Et voici que la Queer Palm, récompense attribuée à un des films en compétition à Cannes « pour son traitement des thématiques altersexuelles » refait parler d’elle. Cette fois-ci, l’affaire concerne la jaquette française du film Pride primé en 2014. Nul mention de cette récompense alors que ce film parle de visibilité, de coming-out et de liens entre les luttes LGBT et les mouvements sociaux plus classiques. Scandaleux, pas scandaleux ?
C’est vrai que lorsqu’un film gagne la palme à Cannes, le DVD l’exhibe fièrement. Même chose pour les oscars (même les nominations sont un gage de qualité) et les césars (soyons sympas). Alors, pourquoi pas la Queer Palm ?
L’un des problèmes de la Queer Palm est sa légitimité: ce prix est décerné à des films qui sont en compétition à Cannes mais,
- cette récompense est indépendante du festival de Cannes;
- il n’y a pas de sélection indépendante ni de film proposés à la Queer Palm de manière volontaire.
Quelque part la Queer Palm vient décerner un prix à un film ou un réalisateur qui n’a pas choisi d’entrer dans ce palmarès. C’est ce qui s’est passé pour Laurence Anyways et Xavier Dolan. Xavier Dolan s’est retrouvé affublé d’un prix pour lequel il n’était pas entré en compétition décerné par un jury qui ne s’était pas posé la question de savoir si ce réalisateur avait envie d’être ainsi catalogué.
Xavier Dolan est jeune. A mes yeux, c’est même un gamin. Normal, j’ai l’âge d’être son père. Sa notoriété est immense mais sa vie est devant lui. Il a sans doute envie de la bâtir par lui même et a refusé – violemment – que d’autres viennent lui donner une tournure qu’il ne souhait visiblement pas. Xavier Dolan est gay, il ne s’en cache pas, mais il ne veut pas être vu comme un « réalisateur gay ».
Du coup, le clash a été brutal, la violence des propos de Xavier Dolan ayant suscité une réaction tout aussi violente de la part d’une partie de la presse LGBT. Un résultat un peu étrange pour une récompense qui veut promouvoir de manière positive les thématiques altersexuelles au cinéma…

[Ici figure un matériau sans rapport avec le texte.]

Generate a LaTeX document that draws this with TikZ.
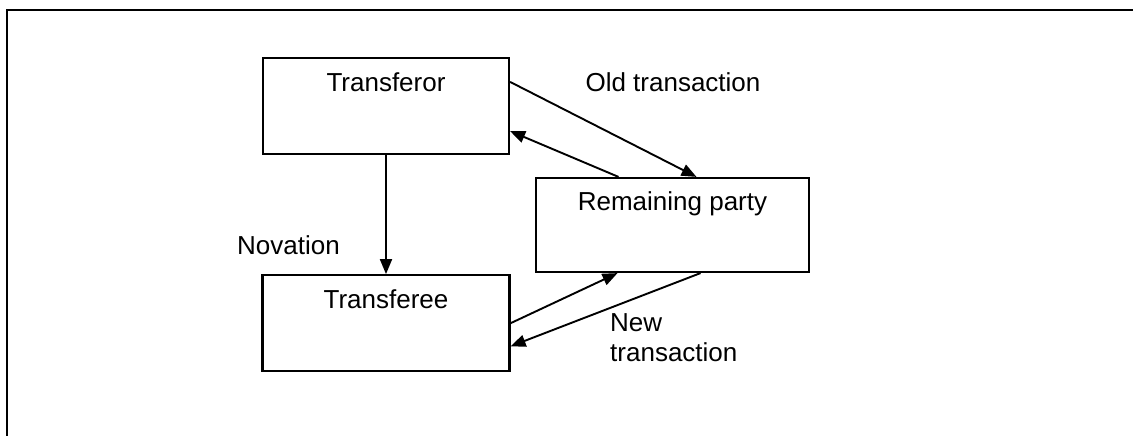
\documentclass[tikz,border=0pt]{standalone}
\usepackage{fontspec}
\setmainfont{Liberation Sans}
\usetikzlibrary{positioning,arrows.meta}

\tikzset{
    party/.style={draw, line width=2.2pt, inner sep=0pt, rectangle},
    partyname/.style={anchor=base, inner sep=0pt, font=\fontsize{26}{30}\selectfont},
    lbl/.style={inner sep=0pt, font=\fontsize{26}{30}\selectfont},
    flow/.style={line width=1.9pt, -{Triangle[length=15pt,width=12pt]}}
}

\begin{document}
\begin{tikzpicture}[x=1pt, y=-1pt]
    \useasboundingbox (0,0) rectangle (1133,436);
    % frame
    \draw[line width=2.2pt] (1133,10) -- (7,10) -- (7,436);

    \node[party, minimum width=246pt, minimum height=96pt,
          label={[partyname, yshift=-35pt]north:Transferor}] (transferor) at (386,106) {};
    \node[party, minimum width=247pt, minimum height=96pt,
          label={[partyname, yshift=-34pt]north:Transferee},
          below=119pt of transferor] (transferee) {};
    \node[party, minimum width=273pt, minimum height=94pt,
          label={[partyname, yshift=-34pt]north:Remaining party}] (remaining) at (672.5,225) {};

    \node[lbl, anchor=base] (oldlbl) at (673,92) {Old transaction};
    \node[lbl, anchor=base west] (novlbl) at (237,254) {Novation};
    \node[lbl, anchor=north west, align=left] (newlbl) at (610,313) {New\\transaction};

    \draw[flow] ([yshift=-25pt]transferor.north east) -- ([xshift=24pt]remaining.north);
    \draw[flow] ([xshift=-54pt]remaining.north) -- ([yshift=24pt]transferor.south east);
    \draw[flow] (transferor.south) -- (transferee.north);
    \draw[flow] (transferee.east) -- ([xshift=-55pt]remaining.south);
    \draw[flow] ([xshift=28pt]remaining.south) -- ([yshift=26pt]transferee.south east);
\end{tikzpicture}
\end{document}
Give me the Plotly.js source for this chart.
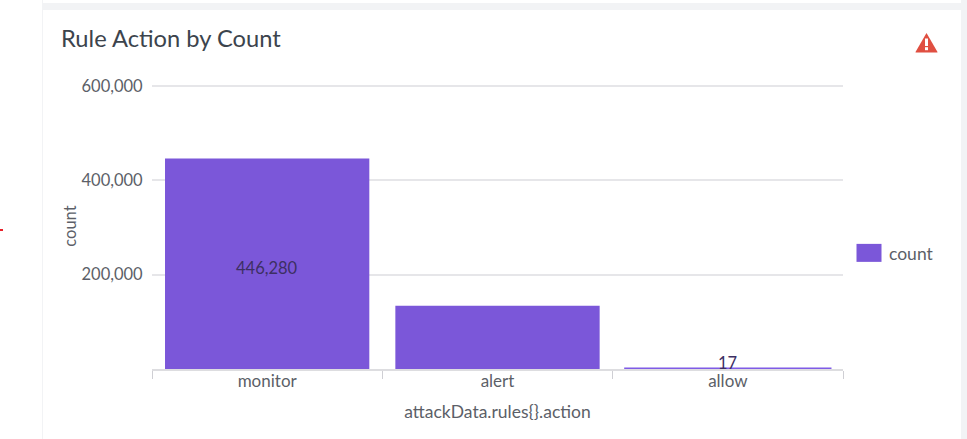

En réalité, la Queer Palm est une récompense intéressante, elle fait un bon travail de visibilité. Mais elle doit être précisée, structurée, revendiquée.
- Un film tourné par un réalisateur ou une réalisatrice LGBT n’est pas forcément en lui même un film « LGBT ». Mommy est un grand film de Xavier Dolan mais n’a aucune thématique LGBT. Des films de ce genre peuvent-ils concourir à la Queer Palm ?
- Un film tourné par un réalisateur non LGBT mais avec une thématique LGBT peut-il concourir à la Queer Palm ?
- La Queer Palm peut-elle intégrer le festival de Cannes et en devenir un prix officiel ?
- La Queer Palm doit-elle accepter que les réalisateurs soumettent – ou pas – leur film à la compétition pour cette récompense ?
Ces questions méritent d’être posées, des réponses doivent leur être apportées. On ne bâtit pas la réputation d’une récompense cinématographique sans les gens de cinéma. Sans les réalisateurs, les acteurs, les techniciens, les producteurs, les studios, les distributeurs. Ou les spectateurs. La Queer Palm existe et c’est une bonne chose.
Pour devenir incontournable, elle doit maintenant être irréprochable.